Le philosophe Michel Serres, du haut de ses 85 ans, a livré une conférence sur le thème "Inter-générations et nouvelles technologies" à l’issue de l’Assemblée générale de la Fédération des entreprises internationales de la mécanique et de l’électronique (Ficime). Une intervention à la fois enthousiaste et précieuse, car procurant une analyse sereine qui contraste avec le tumulte contemporain.

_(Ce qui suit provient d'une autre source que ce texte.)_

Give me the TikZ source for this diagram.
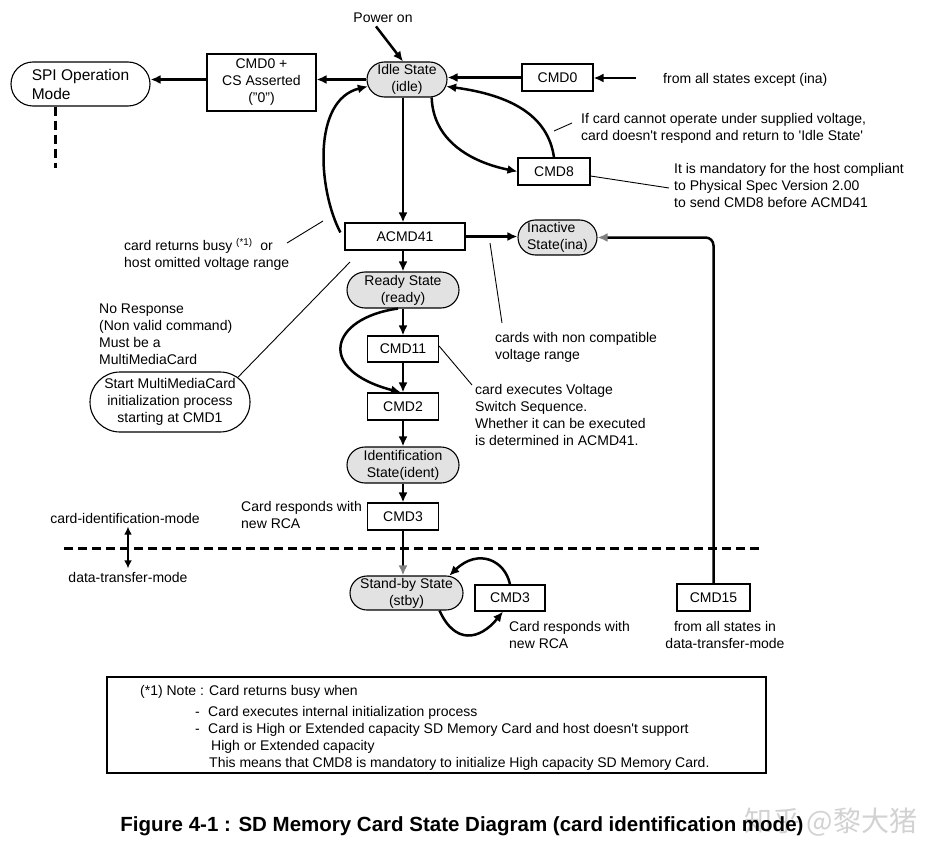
\documentclass[tikz,border=0pt]{standalone}
\usepackage{fontspec}
\setmainfont{Liberation Sans}
\newfontfamily\cjkfont{Noto Sans CJK SC}
\usetikzlibrary{arrows.meta,shapes.misc}
\definecolor{stategray}{RGB}{226,226,226}
\begin{document}
\begin{tikzpicture}[x=1pt,y=-1pt,
  font=\fontsize{14}{17}\selectfont,
  box/.style={draw,line width=1.1pt,inner sep=0pt,align=center},
  state/.style={draw,line width=1.1pt,rounded rectangle,fill=stategray,inner sep=0pt,align=center},
  plainstate/.style={draw,line width=1.1pt,rounded rectangle,inner sep=0pt},
  arr/.style={line width=2.5pt,-{Latex[length=10pt,width=9pt]}},
  garr/.style={line width=2.5pt,-{Latex[length=10pt,width=9pt,color=gray]}},
  dbl/.style={line width=2.2pt,{Latex[length=8pt,width=8pt]}-{Latex[length=8pt,width=8pt]}},
  thinline/.style={line width=0.9pt},
  dashline/.style={line width=3pt,dash pattern=on 9pt off 5pt},
  txt/.style={inner sep=0pt,align=left}]
\useasboundingbox (0,0) rectangle (934,856);

% ---------- nodes ----------
\node (pwr) at (383,18) {Power on};
\node[state,minimum width=80,minimum height=35] (idle) at (407,79.5) {Idle State\\(idle)};
\node[plainstate,minimum width=139,minimum height=44,align=left,font=\fontsize{15.5}{19}\selectfont] (spi) at (80.5,84) {SPI Operation\\Mode};
\node[box,minimum width=109,minimum height=57] (cs) at (261.5,82.5) {CMD0 +\\CS Asserted\\("0")};
\node[box,minimum width=71,minimum height=27] (cmd0) at (557.5,77.5) {CMD0};
\node[txt,anchor=west] (allst) at (663,80) {from all states except (ina)};
\coordinate (allin) at (636,78);
\coordinate (spiend) at (55,168);
\node[box,minimum width=72,minimum height=27] (cmd8) at (554,171.5) {CMD8};
\node[txt,anchor=west] (ifcard) at (581,128) {If card cannot operate under supplied voltage,\\card doesn\textquotesingle t respond and return to \textquotesingle Idle State\textquotesingle};
\coordinate (tickA) at (554,131);
\coordinate (tickB) at (572,123);
\node[txt,anchor=west] (mand) at (674,185) {It is mandatory for the host compliant\\to Physical Spec Version 2.00\\to send CMD8 before ACMD41};
\node[box,minimum width=120,minimum height=27] (acmd) at (405,236.5) {ACMD41};
\node[state,minimum width=79,minimum height=35,align=left] (ina) at (557.5,237.5) {Inactive\\State(ina)};
\node[txt,anchor=west] (busy) at (124,254.5) {card returns busy \textsuperscript{(*1)}\ \ or\\host omitted voltage range};
\coordinate (busyA) at (287,243);
\coordinate (busyB) at (323,221);
\node[txt,anchor=west] (noncomp) at (495,347.5) {cards with non compatible\\voltage range};
\coordinate (ncA) at (490,243);
\coordinate (ncB) at (502,323);
\node[state,minimum width=112,minimum height=36] (ready) at (403,290) {Ready State\\(ready)};
\node[txt,anchor=west] (noresp) at (99,334.5) {No Response\\(Non valid command)\\Must be a\\MultiMediaCard};
\node[plainstate,minimum width=160,minimum height=60,align=center] (mmc) at (170,402) {Start MultiMediaCard\\initialization process\\starting at CMD1};
\coordinate (mmcA) at (350,262);
\node[box,minimum width=71,minimum height=26] (cmd11) at (403,349) {CMD11};
\node[box,minimum width=71,minimum height=27] (cmd2) at (403,406.5) {CMD2};
\node[txt,anchor=west] (vss) at (475,415) {card executes Voltage\\Switch Sequence.\\Whether it can be executed\\is determined in ACMD41.};
\coordinate (vssA) at (472,385);
\node[state,minimum width=112,minimum height=36] (ident) at (403,465) {Identification\\State(ident)};
\node[box,minimum width=71,minimum height=27] (cmd3) at (403,516.5) {CMD3};
\node[txt,anchor=west] (rca1) at (241,515) {Card responds with\\new RCA};
\node (cim) at (125,518) {card-identification-mode};
\node (dtm) at (128,577) {data-transfer-mode};
\coordinate (dl) at (64,548);
\coordinate (dr) at (763,548);
\node[state,minimum width=113,minimum height=34] (stby) at (406.5,593) {Stand-by State\\(stby)};
\node[box,minimum width=70,minimum height=26] (cmd3b) at (510,598) {CMD3};
\node[txt,anchor=west] (rca2) at (509,634.5) {Card responds with\\new RCA};
\node[box,minimum width=73,minimum height=27] (cmd15) at (713.5,597.5) {CMD15};
\node[txt,align=center] (allds) at (725,635) {from all states in\\data-transfer-mode};

% note box
\node[draw,line width=1.4pt,minimum width=659,minimum height=96,inner sep=0pt] (note) at (436.5,725) {};
\node[txt,anchor=base west] (n1) at (140,695) {(*1) Note : Card returns busy when};
\node[txt,anchor=base west] (d1) at (195,716) {-};
\node[txt,anchor=base west] (n2) at (208,716) {Card executes internal initialization process};
\node[txt,anchor=base west] (d2) at (195,733) {-};
\node[txt,anchor=base west] (n3) at (208,733) {Card is High or Extended capacity SD Memory Card and host doesn\textquotesingle t support};
\node[txt,anchor=base west] (n4) at (211,750) {High or Extended capacity};
\node[txt,anchor=base west] (n5) at (209,767) {This means that CMD8 is mandatory to initialize High capacity SD Memory Card.};

\node[font=\cjkfont\fontsize{28}{32}\selectfont,text=gray!35,inner sep=0pt] (wm) at (831,822) {知乎 @黎大猪};
\node[font=\bfseries\fontsize{20.5}{24}\selectfont] (cap) at (462,826) {Figure 4-1 : SD Memory Card State Diagram (card identification mode)};

% ---------- connectors ----------
\draw[arr] ([xshift=-7pt]pwr.south) -- ([xshift=-4pt]idle.north);
\draw[arr] (idle.west) -- (idle.west -| cs.east);
\draw[arr] (cs.west |- idle.west) -- (spi.east |- idle.west);
\draw[dashline] (spi.south -| spiend) -- (spiend);
\draw[arr] (allin) -- (allin -| cmd0.east);
\draw[arr] (cmd0.west) -- (cmd0.west -| idle.east);
\draw[arr] (idle.-36) .. controls (433,140) and (470,162) .. (cmd8.west);
\draw[arr] (cmd8.north) .. controls (548,115) and (510,95) .. (idle.-10);
\draw[thinline] (tickA) -- (tickB);
\draw[thinline] ([yshift=-4.5pt]cmd8.east) -- ([xshift=-5pt,yshift=-3pt]mand.west);
\draw[arr] (idle.south -| ready) -- (acmd.north -| ready);
\draw[arr] ([xshift=-4pt,yshift=4pt]acmd.west) .. controls (318,190) and (312,100) .. (idle.190);
\draw[thinline] (busyA) -- (busyB);
\draw[arr] (acmd.east) -- (acmd.east -| ina.west);
\draw[thinline] (ncA) -- (ncB);
\draw[garr,rounded corners=8pt] (cmd15.north) |- (ina.east);
\draw[arr] (acmd.south -| ready) -- (ready.north);
\draw[thinline] (mmcA) -- (mmc.20);
\draw[arr] (ready.south) -- (cmd11.north);
\draw[arr] ([xshift=-5pt]ready.south) .. controls (330,318) and (315,370) .. ([xshift=-2pt]cmd2.north);
\draw[arr] (cmd11.south) -- (cmd2.north);
\draw[thinline] ([yshift=3pt]cmd11.east) -- (vssA);
\draw[arr] (cmd2.south) -- (ident.north);
\draw[arr] (ident.south) -- (cmd3.north);
\draw[garr] (cmd3.south) -- (cmd3.south |- stby.north);
\draw[dashline] (dl) -- (dr);
\draw[dbl] (cim.south -| dtm.north) -- (dtm.north);
\draw[arr] (cmd3b.north) .. controls (505,560) and (478,548) .. (stby.22);
\draw[arr] (stby.-28) .. controls (455,645) and (480,640) .. ([xshift=-7pt]cmd3b.south);
\end{tikzpicture}
\end{document}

Michel Serres était donc l’invité d’honneur de la Ficime ce jeudi 11 juin. Philosophe, écrivain et membre de l’Académie française, l’intellectuel nous fait toujours autant profiter d’un regard rationnel et en même temps nouveau sur le monde qui nous entoure. Invité à s’exprimer sur les différences, voire les fossés qui peuvent séparer les anciennes générations des plus jeunes, ainsi que sur le rôle et la place occupés par les nouvelles technologies de l’information et de la communication, Michel Serres a commencé par déclarer que "Les vieux apprennent l’histoire aux jeunes, mais ce sont les jeunes qui apprennent aux vieux à se servir d’un smartphone…".
Le philosophe a également pointé du doigt des phénomènes palpables, comme la place croissante de la femme dans les activités économiques depuis 50 ans, mais aussi l’explosion des technologies, notamment portatives, amenant à l’externalisation des supports. La Révolution industrielle aidant, la mécanisation et l’automatisation des techniques a bouleversé le monde du travail. "Il y a eu une transformation colossale de notre rapport au temps. Le monde a changé. Mais l’espace a aussi muté : les nouvelles technologies de l’information et de la communication ont aboli la notion de distance pour nous placer dans un voisinage permanent", a relevé l’académicien.
Une population mondiale majoritairement urbaine et inter-connectée
En effet, la mémoire, les images et les facultés, instruments dont l’Homme dispose, sont désormais contenues dans l’ordinateur. On a donc procédé à une externalisation de notre système nerveux vers un nouveau support. Une opération qui s’était déjà produite, jadis, avec les livres ! Mais alors, que reste-t-il dans nos têtes ? "L’intelligence, l’invention, l’innovation", répond Michel Serres. "Certes les nouvelles technologies détruisent des emplois, mais elles nous procurent un gain intellectuel faramineux. Mais plus que jamais, nous sommes condamnés à devenir intelligents."
Une personne présente dans la salle a pris la parole pour demander à l’académicien : "Mais, vous qui avez vu le monde et les gens changer, vous n’êtes pas un peu frustré de constater ce que nous sommes devenus et vers quoi nous nous dirigeons ?". Et Michel Serres de répondre : "Oh, non. Car, comme quand j’étais gamin, je suis toujours autant émerveillé quand je lève les yeux pour admirer les étoiles la nuit tombée, et je me dis que le monde qui nous entoure est fantastique. Alors, non, je ne suis pas frustré. Je suis enthousiasmé", a-t-il conclu avec un sourire apaisant dans la voix.